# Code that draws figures

========================

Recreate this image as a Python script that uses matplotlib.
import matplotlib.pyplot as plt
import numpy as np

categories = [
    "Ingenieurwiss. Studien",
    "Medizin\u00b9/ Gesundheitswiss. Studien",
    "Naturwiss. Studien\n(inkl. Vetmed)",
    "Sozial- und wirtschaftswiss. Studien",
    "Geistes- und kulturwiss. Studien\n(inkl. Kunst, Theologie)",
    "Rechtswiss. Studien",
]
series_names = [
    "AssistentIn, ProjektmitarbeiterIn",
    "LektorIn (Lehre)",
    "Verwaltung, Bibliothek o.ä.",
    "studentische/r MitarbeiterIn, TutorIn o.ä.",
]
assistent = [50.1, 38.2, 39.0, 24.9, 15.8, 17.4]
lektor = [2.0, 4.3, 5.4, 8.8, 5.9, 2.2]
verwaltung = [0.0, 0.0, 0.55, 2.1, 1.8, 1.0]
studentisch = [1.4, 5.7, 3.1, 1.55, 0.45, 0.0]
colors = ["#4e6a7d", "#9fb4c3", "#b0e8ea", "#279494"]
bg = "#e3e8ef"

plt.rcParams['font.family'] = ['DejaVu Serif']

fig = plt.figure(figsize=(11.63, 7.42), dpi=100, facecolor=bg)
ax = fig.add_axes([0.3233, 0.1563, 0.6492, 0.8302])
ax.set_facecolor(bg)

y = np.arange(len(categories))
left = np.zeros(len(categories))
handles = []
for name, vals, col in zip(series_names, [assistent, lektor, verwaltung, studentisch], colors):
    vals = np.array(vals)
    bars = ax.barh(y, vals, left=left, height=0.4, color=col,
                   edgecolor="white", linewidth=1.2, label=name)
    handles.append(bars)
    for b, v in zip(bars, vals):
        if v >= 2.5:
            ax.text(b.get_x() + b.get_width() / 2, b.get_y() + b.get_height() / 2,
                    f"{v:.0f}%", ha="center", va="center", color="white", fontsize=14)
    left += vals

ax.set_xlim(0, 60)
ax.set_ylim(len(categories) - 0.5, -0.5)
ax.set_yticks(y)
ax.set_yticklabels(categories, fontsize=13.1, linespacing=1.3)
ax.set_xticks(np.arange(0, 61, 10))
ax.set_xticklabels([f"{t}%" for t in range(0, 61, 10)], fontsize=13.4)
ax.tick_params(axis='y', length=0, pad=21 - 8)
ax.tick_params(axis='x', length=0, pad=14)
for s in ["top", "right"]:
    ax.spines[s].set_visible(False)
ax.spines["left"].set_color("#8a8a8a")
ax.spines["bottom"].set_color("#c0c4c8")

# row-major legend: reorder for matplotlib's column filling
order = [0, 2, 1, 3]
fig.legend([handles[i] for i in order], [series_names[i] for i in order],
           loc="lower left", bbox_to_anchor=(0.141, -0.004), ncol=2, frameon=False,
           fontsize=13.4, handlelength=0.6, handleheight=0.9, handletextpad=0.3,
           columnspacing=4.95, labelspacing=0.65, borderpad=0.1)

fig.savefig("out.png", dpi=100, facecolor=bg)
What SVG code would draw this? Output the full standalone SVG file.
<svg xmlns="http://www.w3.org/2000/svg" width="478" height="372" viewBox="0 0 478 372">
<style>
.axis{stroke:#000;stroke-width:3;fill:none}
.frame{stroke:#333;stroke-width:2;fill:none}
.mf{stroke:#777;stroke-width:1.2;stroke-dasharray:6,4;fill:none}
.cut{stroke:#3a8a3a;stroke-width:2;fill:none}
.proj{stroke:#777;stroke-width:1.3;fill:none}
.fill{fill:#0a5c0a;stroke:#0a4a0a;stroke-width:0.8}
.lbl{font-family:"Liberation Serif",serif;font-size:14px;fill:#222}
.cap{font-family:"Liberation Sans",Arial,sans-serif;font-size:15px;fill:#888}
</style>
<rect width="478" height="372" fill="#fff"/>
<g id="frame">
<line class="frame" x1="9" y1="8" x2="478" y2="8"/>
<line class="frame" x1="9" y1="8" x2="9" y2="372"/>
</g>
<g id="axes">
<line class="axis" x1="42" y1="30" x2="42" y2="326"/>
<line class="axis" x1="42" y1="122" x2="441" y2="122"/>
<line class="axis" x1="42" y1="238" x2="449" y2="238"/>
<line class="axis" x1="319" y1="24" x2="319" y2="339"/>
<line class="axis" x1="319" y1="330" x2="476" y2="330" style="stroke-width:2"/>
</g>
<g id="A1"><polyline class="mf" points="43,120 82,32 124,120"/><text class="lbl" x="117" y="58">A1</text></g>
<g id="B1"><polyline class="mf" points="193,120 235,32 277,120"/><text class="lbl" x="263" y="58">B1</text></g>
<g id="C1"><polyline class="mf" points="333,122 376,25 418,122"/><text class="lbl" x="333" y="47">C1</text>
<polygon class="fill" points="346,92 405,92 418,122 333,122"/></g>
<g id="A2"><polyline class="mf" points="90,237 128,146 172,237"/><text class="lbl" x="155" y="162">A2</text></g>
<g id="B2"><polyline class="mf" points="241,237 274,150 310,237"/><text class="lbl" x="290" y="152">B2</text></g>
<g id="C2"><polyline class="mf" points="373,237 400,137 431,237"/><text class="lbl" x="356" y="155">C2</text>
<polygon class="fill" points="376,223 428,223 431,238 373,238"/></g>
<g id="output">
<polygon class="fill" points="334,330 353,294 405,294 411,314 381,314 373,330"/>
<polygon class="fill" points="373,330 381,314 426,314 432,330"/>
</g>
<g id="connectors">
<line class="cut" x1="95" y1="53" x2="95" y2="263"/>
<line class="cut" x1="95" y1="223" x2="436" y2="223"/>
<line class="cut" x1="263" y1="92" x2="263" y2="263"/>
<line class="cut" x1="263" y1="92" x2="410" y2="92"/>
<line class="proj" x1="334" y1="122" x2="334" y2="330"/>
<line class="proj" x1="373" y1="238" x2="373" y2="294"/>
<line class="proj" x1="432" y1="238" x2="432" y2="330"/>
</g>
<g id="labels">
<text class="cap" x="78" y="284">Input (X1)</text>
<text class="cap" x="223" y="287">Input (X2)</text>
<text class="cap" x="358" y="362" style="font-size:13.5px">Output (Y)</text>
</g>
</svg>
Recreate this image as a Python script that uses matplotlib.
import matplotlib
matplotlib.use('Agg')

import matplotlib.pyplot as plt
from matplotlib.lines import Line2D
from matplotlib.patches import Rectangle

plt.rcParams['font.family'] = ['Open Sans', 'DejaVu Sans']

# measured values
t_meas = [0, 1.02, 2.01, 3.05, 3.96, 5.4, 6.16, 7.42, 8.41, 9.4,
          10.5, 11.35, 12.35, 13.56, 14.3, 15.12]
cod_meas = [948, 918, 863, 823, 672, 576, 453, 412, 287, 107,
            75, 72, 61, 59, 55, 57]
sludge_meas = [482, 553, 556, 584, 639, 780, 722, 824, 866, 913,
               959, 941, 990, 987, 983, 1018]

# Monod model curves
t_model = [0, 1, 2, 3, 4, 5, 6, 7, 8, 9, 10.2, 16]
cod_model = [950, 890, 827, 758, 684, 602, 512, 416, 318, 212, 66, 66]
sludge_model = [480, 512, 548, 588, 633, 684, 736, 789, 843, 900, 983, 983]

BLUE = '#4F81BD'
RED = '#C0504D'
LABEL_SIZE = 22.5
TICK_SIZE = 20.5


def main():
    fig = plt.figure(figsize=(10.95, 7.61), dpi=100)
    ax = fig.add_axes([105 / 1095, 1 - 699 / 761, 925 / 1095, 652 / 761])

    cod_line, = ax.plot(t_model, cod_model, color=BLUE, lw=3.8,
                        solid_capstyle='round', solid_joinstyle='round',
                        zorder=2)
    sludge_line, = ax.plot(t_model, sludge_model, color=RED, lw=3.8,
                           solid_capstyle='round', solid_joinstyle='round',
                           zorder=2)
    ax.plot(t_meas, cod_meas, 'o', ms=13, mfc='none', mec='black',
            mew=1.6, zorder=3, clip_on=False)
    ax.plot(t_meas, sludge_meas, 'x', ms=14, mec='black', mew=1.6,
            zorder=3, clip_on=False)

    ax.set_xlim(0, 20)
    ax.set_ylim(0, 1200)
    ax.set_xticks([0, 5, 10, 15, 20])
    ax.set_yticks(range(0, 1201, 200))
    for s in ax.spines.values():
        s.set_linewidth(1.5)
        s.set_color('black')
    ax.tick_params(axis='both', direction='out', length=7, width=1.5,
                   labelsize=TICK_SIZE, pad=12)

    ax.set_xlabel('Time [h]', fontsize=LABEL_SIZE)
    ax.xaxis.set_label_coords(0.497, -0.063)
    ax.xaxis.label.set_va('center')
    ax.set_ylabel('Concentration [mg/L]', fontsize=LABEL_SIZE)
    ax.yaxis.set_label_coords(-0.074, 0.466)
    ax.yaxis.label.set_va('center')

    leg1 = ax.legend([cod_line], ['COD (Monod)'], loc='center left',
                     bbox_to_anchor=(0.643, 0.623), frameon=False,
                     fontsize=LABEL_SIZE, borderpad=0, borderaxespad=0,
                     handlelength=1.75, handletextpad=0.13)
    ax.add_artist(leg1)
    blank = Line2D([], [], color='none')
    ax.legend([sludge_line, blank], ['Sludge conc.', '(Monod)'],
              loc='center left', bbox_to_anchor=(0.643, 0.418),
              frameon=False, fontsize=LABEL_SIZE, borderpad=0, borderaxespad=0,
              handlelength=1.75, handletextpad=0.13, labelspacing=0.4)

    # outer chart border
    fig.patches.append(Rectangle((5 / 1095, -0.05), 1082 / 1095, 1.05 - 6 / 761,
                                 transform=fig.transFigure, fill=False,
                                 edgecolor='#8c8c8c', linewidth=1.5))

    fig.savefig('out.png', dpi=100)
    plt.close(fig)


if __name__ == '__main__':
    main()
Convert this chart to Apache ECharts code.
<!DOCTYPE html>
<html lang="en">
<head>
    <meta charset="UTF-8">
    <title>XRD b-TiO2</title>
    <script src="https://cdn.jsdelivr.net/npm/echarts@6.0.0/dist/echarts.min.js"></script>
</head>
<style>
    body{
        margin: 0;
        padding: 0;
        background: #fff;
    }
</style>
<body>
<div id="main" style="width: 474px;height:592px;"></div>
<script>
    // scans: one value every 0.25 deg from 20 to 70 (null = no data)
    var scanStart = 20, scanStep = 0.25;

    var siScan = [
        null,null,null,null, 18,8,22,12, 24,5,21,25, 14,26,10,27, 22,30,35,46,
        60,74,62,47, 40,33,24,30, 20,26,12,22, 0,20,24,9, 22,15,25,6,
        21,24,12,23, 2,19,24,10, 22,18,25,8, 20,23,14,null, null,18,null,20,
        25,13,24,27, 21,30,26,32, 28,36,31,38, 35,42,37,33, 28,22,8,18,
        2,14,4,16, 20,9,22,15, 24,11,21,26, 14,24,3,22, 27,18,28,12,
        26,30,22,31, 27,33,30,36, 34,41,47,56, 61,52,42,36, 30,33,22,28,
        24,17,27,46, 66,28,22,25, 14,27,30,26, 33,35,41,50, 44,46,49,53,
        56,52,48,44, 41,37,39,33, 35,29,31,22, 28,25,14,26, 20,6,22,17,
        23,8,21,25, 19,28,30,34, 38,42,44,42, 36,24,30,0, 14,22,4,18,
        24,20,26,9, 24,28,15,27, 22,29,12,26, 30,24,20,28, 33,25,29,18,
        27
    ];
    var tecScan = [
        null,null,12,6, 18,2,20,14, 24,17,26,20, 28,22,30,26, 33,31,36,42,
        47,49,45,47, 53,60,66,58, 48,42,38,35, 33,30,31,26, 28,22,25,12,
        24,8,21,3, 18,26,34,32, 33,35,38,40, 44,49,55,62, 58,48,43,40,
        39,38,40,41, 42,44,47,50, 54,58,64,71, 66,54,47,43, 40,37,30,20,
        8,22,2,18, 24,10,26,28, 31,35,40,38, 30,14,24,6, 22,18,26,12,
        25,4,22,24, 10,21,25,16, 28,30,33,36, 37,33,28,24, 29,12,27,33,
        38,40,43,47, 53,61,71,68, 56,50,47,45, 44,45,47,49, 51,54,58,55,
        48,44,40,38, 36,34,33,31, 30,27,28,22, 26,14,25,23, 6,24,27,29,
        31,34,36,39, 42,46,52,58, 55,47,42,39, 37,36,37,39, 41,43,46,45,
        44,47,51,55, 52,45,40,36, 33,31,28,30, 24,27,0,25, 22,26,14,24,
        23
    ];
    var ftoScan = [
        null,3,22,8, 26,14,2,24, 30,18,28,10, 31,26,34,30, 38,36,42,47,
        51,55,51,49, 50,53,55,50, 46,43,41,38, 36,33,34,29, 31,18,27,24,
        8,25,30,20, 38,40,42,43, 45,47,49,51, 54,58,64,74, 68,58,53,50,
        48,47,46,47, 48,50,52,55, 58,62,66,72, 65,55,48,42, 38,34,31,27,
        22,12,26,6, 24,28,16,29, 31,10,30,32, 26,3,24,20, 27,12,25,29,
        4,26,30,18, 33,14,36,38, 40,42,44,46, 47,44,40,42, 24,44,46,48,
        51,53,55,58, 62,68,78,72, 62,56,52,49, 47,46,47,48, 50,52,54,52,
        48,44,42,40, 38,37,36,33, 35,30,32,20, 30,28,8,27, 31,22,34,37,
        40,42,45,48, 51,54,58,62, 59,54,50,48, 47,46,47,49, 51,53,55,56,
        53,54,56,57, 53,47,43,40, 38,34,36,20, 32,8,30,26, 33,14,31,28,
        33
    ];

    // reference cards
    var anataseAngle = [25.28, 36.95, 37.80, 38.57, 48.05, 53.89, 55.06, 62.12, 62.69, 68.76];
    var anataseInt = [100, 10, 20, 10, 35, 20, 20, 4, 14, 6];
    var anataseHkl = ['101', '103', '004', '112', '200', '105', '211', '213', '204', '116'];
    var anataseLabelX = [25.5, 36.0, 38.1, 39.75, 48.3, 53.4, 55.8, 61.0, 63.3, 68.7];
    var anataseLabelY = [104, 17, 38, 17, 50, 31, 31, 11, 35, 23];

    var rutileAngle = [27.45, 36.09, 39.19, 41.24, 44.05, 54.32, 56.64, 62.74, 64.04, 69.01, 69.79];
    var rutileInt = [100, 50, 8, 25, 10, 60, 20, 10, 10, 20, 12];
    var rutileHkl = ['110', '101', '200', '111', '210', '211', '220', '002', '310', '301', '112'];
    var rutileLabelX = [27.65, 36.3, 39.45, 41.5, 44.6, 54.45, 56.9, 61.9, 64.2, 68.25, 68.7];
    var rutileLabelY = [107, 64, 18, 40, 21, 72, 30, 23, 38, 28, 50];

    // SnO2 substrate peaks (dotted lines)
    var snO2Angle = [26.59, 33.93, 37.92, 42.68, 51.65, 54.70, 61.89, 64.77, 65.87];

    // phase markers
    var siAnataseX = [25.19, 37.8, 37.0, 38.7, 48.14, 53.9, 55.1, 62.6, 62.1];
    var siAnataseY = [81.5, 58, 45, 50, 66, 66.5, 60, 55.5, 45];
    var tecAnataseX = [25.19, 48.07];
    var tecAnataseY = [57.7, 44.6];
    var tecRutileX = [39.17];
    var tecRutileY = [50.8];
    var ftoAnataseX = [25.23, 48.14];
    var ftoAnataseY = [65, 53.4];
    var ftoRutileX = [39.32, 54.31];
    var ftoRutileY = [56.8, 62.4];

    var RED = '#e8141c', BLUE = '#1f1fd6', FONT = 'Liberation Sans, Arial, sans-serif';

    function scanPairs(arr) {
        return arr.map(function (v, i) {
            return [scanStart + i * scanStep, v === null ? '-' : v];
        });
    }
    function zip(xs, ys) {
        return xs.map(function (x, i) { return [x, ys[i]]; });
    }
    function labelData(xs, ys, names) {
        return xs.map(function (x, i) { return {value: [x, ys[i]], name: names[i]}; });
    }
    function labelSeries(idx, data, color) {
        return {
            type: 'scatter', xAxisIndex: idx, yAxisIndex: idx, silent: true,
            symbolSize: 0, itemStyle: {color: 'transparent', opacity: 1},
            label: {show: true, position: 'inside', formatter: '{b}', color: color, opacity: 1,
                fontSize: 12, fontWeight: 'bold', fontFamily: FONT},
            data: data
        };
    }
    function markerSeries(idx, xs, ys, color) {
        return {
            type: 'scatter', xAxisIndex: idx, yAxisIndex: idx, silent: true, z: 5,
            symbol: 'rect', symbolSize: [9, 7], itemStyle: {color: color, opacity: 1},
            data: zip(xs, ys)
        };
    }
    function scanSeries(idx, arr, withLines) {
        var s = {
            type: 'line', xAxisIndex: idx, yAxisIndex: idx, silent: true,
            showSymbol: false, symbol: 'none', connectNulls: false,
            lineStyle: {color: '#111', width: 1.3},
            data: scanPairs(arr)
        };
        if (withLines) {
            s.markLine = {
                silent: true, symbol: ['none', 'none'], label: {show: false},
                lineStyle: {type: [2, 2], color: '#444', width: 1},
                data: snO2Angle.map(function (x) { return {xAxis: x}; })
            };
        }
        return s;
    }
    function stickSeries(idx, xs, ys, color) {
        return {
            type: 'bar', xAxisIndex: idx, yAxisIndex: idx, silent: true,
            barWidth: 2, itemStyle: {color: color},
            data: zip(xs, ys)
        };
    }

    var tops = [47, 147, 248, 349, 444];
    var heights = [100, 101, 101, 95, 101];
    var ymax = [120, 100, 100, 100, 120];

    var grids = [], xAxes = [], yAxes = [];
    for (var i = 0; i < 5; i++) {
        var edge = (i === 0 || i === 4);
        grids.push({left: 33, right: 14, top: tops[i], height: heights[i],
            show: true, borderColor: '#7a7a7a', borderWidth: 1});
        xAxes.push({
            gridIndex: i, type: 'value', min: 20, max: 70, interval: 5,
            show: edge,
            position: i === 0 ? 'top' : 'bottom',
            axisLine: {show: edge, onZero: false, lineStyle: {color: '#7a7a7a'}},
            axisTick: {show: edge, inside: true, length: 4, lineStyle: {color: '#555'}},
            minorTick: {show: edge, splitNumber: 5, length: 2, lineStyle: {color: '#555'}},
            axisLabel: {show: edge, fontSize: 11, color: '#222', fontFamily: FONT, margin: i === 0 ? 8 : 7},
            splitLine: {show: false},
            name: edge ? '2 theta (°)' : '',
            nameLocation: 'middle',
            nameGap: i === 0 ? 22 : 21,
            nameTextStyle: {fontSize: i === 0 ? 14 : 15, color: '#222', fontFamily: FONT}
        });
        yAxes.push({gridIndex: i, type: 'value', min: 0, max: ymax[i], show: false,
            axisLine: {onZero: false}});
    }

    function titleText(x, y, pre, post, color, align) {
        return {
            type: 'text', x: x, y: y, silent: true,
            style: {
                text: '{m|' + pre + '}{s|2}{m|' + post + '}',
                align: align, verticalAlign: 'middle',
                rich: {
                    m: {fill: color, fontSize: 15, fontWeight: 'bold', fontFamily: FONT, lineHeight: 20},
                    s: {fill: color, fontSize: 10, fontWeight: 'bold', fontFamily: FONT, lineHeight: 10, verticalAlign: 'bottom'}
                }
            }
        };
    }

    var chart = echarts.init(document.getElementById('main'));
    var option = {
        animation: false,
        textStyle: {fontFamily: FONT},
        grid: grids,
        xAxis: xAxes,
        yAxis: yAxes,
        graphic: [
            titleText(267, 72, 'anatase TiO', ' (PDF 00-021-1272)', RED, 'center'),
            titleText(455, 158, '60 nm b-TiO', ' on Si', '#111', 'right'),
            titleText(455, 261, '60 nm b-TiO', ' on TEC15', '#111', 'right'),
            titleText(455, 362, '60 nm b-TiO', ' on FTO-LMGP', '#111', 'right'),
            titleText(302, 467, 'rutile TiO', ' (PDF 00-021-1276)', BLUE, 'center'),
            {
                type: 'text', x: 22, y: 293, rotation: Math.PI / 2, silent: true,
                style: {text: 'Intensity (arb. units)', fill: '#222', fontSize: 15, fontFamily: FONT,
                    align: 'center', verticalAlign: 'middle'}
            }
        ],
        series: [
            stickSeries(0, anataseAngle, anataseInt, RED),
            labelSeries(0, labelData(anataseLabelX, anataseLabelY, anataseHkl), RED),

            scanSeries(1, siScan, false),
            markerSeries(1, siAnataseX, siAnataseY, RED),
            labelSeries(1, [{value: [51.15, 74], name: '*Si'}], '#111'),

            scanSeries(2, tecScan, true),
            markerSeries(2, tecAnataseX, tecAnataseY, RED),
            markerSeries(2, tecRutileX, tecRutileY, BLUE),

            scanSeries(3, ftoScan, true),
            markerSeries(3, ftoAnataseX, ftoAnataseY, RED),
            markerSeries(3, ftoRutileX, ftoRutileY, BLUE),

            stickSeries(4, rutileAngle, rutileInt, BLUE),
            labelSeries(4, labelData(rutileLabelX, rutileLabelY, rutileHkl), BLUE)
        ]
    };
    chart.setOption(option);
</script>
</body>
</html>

========================

# AIM
Return the entries above unchanged, starting at the first line and stopping after the line with "import numpy as np".

# TASK RESPONSE
Recreate this image as a Python script that uses matplotlib.
import matplotlib.pyplot as plt
import numpy as np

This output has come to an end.